The goal of this Essay is two-fold: (1) to carve out a place in the sustainable procurement framework to protect the human rights of justice system-involved people and (2) to prompt questions that could improve justice agency sophistication of technology procurement.

To accomplish these goals, this Essay first explains the harms created by current justice technologies and procurement practices. Second, it explains sustainable procurement and how it is used to improve respect for human rights by government agencies. Third, the Essay outlines questions that a procuring agency can use to better evaluate their potential projects, requirements, and vendors. The Essay concludes by drawing attention to other areas of research needed.

I. The Harms and Shortcomings of the Status Quo

The justice system is rapidly adopting technology.

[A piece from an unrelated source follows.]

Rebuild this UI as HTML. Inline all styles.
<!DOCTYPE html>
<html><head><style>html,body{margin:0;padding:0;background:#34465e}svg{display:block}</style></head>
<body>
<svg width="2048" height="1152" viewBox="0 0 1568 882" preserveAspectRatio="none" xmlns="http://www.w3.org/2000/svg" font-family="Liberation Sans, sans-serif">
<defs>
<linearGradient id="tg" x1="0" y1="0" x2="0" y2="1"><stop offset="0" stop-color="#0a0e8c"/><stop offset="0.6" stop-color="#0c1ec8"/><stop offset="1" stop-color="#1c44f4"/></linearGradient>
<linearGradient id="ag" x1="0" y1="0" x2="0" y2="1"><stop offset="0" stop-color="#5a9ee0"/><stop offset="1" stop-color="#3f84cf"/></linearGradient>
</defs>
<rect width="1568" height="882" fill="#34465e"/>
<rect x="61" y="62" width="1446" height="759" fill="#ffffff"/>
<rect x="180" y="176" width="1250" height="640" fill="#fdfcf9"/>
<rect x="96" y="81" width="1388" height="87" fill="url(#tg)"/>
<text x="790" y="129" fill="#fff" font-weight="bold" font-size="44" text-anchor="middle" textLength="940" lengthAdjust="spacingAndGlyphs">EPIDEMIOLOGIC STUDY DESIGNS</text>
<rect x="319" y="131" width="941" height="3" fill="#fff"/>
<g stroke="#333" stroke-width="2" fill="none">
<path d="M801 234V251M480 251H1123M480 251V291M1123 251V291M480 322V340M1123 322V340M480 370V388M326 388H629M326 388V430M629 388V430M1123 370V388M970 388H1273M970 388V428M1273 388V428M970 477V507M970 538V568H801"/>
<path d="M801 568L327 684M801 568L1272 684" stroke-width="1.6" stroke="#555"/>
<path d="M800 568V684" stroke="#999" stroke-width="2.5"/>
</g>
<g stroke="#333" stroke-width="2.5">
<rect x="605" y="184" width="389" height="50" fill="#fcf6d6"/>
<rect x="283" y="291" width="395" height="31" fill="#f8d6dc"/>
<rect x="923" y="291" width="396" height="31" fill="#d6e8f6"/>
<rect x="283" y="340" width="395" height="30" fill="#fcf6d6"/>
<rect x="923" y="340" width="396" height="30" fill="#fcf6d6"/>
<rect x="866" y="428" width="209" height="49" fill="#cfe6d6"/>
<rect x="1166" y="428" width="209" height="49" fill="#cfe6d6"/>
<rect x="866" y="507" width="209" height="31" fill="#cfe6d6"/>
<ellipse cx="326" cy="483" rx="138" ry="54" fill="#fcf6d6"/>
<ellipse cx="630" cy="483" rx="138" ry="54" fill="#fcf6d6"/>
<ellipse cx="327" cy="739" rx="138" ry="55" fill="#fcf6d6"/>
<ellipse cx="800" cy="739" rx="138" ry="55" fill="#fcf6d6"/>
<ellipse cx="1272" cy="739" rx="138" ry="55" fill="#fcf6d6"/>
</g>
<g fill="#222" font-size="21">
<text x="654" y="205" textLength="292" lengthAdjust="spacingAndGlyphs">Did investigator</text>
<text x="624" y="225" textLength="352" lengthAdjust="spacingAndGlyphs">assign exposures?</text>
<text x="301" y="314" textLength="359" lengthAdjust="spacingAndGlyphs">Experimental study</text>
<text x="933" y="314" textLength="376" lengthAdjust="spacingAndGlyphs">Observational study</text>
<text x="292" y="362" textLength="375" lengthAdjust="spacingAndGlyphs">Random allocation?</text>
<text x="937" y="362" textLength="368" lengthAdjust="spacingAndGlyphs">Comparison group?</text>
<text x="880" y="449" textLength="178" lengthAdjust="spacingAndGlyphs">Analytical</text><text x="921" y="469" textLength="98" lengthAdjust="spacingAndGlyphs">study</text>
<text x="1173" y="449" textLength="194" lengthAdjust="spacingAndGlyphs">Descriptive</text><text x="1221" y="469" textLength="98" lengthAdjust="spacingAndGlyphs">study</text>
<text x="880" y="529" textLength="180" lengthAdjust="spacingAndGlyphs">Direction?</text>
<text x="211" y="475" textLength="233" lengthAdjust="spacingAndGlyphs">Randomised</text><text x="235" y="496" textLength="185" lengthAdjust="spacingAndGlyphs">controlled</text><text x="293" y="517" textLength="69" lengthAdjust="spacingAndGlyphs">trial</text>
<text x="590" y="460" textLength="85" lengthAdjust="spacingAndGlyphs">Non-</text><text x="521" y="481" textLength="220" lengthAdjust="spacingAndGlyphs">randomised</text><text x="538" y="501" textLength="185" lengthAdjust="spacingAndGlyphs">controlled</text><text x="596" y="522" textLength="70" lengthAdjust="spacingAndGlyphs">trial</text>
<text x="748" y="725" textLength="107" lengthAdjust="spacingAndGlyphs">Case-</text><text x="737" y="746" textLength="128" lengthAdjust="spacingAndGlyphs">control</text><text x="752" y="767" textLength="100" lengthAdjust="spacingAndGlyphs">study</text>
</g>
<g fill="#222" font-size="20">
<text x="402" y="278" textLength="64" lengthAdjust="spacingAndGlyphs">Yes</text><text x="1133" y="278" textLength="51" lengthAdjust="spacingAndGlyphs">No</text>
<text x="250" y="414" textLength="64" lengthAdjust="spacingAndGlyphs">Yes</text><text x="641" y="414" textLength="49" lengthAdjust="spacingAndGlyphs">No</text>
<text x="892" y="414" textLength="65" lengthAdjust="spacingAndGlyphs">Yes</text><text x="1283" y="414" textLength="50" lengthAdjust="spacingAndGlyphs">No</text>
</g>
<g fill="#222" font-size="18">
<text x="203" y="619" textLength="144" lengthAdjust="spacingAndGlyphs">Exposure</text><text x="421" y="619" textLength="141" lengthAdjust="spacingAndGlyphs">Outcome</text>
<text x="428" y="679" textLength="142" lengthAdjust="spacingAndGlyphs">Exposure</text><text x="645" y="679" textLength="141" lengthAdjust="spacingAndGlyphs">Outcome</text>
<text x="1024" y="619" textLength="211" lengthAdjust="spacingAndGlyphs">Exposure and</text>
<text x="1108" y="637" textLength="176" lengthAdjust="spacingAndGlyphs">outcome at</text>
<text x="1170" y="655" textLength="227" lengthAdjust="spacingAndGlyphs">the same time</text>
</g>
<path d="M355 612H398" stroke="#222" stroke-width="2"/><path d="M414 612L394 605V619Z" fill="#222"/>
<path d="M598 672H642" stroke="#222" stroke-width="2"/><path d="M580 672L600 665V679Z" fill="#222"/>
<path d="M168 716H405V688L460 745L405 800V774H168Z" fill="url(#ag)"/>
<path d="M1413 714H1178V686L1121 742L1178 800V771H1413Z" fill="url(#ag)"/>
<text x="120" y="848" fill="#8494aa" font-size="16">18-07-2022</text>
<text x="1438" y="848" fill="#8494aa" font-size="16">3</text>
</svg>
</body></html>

Whether digitizing paper documents in case or record management systems, providing legal information online, or setting up video conferencing for judicial proceedings, the software that makes these systems operate is primarily created by private businesses. At the same time, justice agencies often lack the technical and legal expertise needed to vet potential projects, vendors, and risks appropriately. This sophistication gap between suppliers and buyers is, in part, perpetuating human rights issues in the justice system.

For the purpose of this Essay, justice technology refers to technology or data projects or digital services purchased by a public agency to administer a justice system or service, create access to that system or service, or increase the agency of justice system-involved people through online support. This Essay does not include explicit surveillance technologies bought and used by law enforcement agencies. State actors buying this technology include courts, administrative agencies, police, prosecutors, legal aid and defender services, probation and parole officers, and corrections departments.

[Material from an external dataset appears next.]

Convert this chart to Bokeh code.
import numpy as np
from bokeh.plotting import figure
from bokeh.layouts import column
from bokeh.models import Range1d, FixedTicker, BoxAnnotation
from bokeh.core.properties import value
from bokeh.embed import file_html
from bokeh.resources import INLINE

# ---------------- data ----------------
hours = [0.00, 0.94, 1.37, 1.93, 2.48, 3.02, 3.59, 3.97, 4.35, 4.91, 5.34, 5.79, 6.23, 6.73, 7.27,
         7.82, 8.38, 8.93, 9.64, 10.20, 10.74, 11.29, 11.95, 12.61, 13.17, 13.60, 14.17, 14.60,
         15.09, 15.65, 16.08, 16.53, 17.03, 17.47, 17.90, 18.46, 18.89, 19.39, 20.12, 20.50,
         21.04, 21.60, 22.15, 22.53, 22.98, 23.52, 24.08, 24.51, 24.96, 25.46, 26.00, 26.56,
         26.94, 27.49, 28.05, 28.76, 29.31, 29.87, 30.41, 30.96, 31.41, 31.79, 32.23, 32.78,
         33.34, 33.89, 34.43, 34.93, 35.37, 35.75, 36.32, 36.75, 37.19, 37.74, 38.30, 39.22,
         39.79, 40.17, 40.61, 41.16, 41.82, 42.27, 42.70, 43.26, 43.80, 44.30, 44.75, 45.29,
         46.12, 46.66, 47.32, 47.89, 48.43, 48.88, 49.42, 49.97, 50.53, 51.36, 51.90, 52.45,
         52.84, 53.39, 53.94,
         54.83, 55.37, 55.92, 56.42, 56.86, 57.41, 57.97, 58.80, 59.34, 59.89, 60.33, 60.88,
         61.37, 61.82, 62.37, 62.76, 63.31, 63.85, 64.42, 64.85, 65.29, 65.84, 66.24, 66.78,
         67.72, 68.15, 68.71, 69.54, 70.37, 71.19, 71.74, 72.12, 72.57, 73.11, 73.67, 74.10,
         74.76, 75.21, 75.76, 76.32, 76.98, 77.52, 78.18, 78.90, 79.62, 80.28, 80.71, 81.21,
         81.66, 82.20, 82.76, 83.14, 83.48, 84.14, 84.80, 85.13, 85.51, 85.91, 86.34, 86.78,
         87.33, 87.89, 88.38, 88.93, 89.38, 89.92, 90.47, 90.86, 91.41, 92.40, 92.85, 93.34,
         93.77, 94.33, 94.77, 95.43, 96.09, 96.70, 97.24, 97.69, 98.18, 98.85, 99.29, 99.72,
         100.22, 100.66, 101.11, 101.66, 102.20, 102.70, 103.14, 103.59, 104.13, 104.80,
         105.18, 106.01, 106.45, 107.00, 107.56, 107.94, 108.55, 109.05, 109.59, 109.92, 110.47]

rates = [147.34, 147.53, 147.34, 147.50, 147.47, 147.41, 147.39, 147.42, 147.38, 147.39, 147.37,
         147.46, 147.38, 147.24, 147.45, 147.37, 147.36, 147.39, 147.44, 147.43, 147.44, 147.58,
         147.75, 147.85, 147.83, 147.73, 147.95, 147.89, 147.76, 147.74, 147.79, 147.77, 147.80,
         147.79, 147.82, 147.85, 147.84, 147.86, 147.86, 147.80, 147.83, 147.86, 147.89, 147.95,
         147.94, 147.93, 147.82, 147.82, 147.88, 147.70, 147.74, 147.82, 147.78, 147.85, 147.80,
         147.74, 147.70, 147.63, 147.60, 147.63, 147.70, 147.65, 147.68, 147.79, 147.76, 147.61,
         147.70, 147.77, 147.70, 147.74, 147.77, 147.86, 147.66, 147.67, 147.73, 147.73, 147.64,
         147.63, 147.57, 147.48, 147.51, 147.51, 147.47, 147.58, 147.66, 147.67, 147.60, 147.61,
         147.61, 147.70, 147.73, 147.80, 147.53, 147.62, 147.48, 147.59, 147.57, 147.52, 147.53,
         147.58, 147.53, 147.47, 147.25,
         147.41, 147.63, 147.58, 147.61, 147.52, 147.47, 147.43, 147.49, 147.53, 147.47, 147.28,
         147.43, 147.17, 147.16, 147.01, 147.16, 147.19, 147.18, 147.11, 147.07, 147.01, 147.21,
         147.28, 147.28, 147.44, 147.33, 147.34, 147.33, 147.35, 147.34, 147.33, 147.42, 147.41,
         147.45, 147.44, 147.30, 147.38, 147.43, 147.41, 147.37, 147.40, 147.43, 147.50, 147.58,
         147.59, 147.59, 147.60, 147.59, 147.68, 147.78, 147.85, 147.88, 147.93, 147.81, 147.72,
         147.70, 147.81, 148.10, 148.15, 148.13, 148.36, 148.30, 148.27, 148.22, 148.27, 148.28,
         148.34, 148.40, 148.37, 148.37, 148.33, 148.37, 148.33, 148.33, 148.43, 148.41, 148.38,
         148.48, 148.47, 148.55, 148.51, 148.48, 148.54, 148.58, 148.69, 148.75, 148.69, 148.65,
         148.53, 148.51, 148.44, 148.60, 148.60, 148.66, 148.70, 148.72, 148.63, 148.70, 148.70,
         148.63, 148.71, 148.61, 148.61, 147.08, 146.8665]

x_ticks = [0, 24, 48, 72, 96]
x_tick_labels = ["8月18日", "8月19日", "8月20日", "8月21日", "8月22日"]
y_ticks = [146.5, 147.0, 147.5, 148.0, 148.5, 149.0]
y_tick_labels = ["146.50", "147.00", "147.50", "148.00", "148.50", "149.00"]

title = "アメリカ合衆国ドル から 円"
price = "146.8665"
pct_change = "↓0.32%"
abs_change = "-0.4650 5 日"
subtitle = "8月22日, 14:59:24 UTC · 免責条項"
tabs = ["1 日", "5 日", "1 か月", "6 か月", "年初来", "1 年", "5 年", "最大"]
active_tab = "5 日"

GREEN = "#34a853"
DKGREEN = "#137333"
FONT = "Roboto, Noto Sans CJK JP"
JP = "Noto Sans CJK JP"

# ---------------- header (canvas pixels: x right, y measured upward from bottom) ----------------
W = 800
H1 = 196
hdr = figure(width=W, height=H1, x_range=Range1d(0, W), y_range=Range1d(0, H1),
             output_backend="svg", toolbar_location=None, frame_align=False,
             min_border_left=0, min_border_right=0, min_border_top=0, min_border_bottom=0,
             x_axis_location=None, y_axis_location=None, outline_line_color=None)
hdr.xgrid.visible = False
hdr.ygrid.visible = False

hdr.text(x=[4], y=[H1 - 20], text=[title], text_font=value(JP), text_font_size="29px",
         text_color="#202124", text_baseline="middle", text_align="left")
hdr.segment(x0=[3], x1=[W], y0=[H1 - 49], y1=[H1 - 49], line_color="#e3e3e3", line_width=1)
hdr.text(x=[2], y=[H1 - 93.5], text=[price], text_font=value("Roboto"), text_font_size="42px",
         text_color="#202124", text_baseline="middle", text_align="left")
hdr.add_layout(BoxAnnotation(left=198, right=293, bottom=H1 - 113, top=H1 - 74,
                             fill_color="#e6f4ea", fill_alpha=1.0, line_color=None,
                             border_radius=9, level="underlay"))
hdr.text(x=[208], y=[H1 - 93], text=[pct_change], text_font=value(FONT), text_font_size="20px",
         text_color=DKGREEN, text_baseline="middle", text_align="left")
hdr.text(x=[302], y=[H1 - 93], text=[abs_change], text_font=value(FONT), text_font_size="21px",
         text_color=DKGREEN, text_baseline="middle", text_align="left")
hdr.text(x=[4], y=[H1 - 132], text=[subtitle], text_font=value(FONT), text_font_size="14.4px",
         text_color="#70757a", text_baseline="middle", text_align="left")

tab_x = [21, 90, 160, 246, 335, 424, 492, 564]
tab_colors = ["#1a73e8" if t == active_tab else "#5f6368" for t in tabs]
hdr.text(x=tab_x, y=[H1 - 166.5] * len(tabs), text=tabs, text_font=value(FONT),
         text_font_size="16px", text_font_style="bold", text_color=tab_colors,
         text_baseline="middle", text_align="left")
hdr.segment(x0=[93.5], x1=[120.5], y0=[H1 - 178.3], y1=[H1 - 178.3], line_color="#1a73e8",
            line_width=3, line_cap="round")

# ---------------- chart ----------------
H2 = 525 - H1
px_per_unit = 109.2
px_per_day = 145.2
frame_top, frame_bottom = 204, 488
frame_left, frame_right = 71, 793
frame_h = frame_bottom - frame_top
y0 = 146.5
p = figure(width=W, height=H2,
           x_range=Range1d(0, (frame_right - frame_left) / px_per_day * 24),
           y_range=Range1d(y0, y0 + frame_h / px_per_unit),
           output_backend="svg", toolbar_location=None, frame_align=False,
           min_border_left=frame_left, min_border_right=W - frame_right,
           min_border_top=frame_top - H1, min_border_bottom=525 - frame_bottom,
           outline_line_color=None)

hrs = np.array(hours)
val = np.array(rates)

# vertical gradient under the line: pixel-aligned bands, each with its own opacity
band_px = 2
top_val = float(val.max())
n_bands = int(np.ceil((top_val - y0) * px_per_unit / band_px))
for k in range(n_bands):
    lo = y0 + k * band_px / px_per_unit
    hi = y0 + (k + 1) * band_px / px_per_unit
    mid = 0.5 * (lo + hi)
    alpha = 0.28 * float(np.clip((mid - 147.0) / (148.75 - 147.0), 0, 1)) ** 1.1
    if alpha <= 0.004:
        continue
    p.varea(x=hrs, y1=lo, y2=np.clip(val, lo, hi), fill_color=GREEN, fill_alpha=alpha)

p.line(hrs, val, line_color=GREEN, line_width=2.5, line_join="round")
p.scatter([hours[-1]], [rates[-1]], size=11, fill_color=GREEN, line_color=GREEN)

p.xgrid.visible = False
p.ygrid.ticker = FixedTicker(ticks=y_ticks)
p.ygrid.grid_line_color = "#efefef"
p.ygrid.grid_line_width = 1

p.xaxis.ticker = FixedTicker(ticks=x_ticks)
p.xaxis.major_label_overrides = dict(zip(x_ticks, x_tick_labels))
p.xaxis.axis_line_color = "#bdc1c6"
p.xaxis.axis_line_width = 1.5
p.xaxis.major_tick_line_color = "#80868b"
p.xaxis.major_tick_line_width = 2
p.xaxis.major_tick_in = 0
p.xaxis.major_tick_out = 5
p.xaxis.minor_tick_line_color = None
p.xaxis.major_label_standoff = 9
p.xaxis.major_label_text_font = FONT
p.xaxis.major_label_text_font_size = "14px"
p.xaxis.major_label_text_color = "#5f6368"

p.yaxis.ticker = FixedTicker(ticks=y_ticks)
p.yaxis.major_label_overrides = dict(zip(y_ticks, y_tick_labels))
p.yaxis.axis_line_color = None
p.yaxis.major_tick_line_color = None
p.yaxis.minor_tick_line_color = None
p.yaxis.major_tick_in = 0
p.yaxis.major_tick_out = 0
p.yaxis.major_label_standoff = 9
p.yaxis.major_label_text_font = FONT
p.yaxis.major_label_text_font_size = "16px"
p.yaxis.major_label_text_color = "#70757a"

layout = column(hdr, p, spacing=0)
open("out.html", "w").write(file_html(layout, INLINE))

As the complexity and potential for justice technologies create a need for more sophisticated procurement practices, many procurement systems are not keeping up. Even in jurisdictions that have adopted sustainable procurement frameworks, substantive rights implications of new technologies in the justice system are not always considered, which leaves open the potential for problems. For example, the increased use of data and software, like algorithmic risk assessment tools used to aid decision making, like bail decisions, in the criminal justice system “are blurring contemporary regulatory boundaries, undercutting the safeguards built into regulatory regimes, and abolishing subjectivity and case-specific narratives.” Far-reaching concerns have been found in the civil justice system, as well, which impacts how people access housing, public benefits and even workers’ rights.

These challenges which are created by justice technologies impact numerous human rights obligations, including equal protection under the law, privacy, access to opportunity, and access to public information. Not just being pointed to by advocates, these impacts have been noted by the United Nations’ Secretary- General, the Office of the High Commission for Human Rights, the European Union Agency for Fundamental Rights, the American Bar Association, and the Law Society of England and Wales, among others.

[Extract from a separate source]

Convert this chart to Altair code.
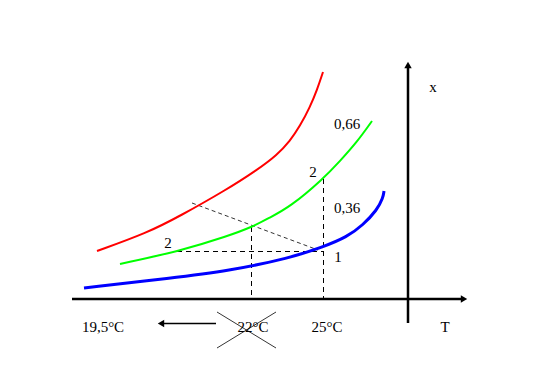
import altair as alt
import pandas as pd

# Curves (schematic, coordinates, in pixel units)
red_x = [97, 147, 180, 226, 257, 277, 290, 300, 310, 317, 323]
red_y = [251, 233, 216, 190, 170, 155, 141, 126, 107, 90, 72]
green_x = [120, 180, 228, 252, 269, 290, 323, 340, 357, 372]
green_y = [264, 251, 236, 227, 218, 207, 179, 161, 142, 121]
blue_x = [84, 172, 228, 290, 323, 347, 363, 377, 383, 384]
blue_y = [288, 278, 271, 258, 247, 237, 225, 210, 198, 191]

# Dashed construction lines
dash_x1 = [177, 323.5, 251.5]
dash_y1 = [251.5, 179, 227]
dash_x2 = [323.5, 323.5, 251.5]
dash_y2 = [251.5, 298, 298]
diag_x1 = [192]
diag_y1 = [203]
diag_x2 = [318]
diag_y2 = [250]

# Axes and arrows
axis_x1 = [72, 408]
axis_y1 = [299, 323]
axis_x2 = [463, 408]
axis_y2 = [299, 66]
arrow_x = [163]
arrow_y = [323.5]
arrow_x2 = [216]
cross_x1 = [217, 217]
cross_y1 = [312, 348]
cross_x2 = [276, 276]
cross_y2 = [348, 312]
head_x = [464, 408, 161]
head_y = [299, 65, 323.5]
head_shape = ["triangle-right", "triangle-up", "triangle-left"]

# Labels
label_text = ["x", "0,66", "2", "0,36", "2", "1", "19,5°C", "22°C", "25°C", "T"]
label_x = [433, 347, 313, 347, 168, 338, 103, 253, 327, 445]
label_y = [87, 124, 172, 208, 243, 257, 327, 327, 327, 327]

XS = alt.Scale(domain=[8, 532])
YS = alt.Scale(domain=[8, 376], reverse=True)


def X(f="x"):
    return alt.X(f"{f}:Q", scale=XS, axis=None)


def Y(f="y"):
    return alt.Y(f"{f}:Q", scale=YS, axis=None)


def curve(xs, ys, color, w):
    df = pd.DataFrame({"x": xs, "y": ys})
    return alt.Chart(df).mark_line(color=color, strokeWidth=w, interpolate="basis").encode(x=X(), y=Y())


def segs(x1, y1, x2, y2, **kw):
    df = pd.DataFrame({"x": x1, "y": y1, "x2": x2, "y2": y2})
    return alt.Chart(df).mark_rule(**kw).encode(x=X(), y=Y(), x2="x2:Q", y2="y2:Q")


red = curve(red_x, red_y, "#ff0000", 2)
green = curve(green_x, green_y, "#00ff00", 2)
blue = curve(blue_x, blue_y, "#0000ff", 3)

dashed = segs(dash_x1, dash_y1, dash_x2, dash_y2, color="black", strokeWidth=1, strokeDash=[5, 4])
diag = segs(diag_x1, diag_y1, diag_x2, diag_y2, color="black", strokeWidth=0.8, strokeDash=[4, 3])
axes = segs(axis_x1, axis_y1, axis_x2, axis_y2, color="black", strokeWidth=2.5)
larrow = segs(arrow_x, arrow_y, arrow_x2, arrow_y, color="black", strokeWidth=1.5)
cross = segs(cross_x1, cross_y1, cross_x2, cross_y2, color="black", strokeWidth=0.8)

heads = alt.Chart(pd.DataFrame({"x": head_x, "y": head_y, "s": head_shape})).mark_point(
    filled=True, color="black", size=55, opacity=1
).encode(x=X(), y=Y(), shape=alt.Shape("s:N", scale=None, legend=None))

labels = alt.Chart(pd.DataFrame({"x": label_x, "y": label_y, "t": label_text})).mark_text(
    font="Liberation Serif", fontSize=15, color="black", align="center", baseline="middle"
).encode(x=X(), y=Y(), text="t:N")

chart = alt.layer(
    dashed, diag, red, green, blue, axes, larrow, cross, heads, labels
).properties(
    width=524, height=368, padding=0, autosize=alt.AutoSizeParams(type="none")
).configure(background="white").configure_view(stroke=None, strokeWidth=0)

chart.save("out.html", embed_options={"renderer": "svg", "actions": False})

A more holistic procurement process is a check on the fact that justice technologies can create or exacerbate problems for the following rights, as described in the UN Declaration of Human Rights:

1. Equal Protection Under the Law

Guarantees of equal protection under the law and the right to a fair trial free from discrimination are undercut by algorithmic tools and biased data.

Algorithmic tools can inject bias into the judicial process, which can reinforce, create, or automate discrimination against disadvantaged groups. Currently, algorithmic tools called risk assessments are used to assist the determination of pretrial detention, sentencing, and parole. The data the tools are built on have been shown to be biased against communities that have historically been over-policed. Similarly, while the algorithms may include “static” inputs, like age and criminal history, researchers have found that the tools still recommend harsher judicial responses for racialized communities. Similarly, predictive policing algorithms, which recommend areas to increase police presence  reinforce discriminatory policing trends and arrests in disadvantaged communities. Many of these algorithms are privately held, and judges, defense counsel, advocates, policymakers, and the public are not allowed to see how the tool works or independently validate their accuracy, allowing bias to go unchecked. Only the company knows what’s going on inside the algorithm.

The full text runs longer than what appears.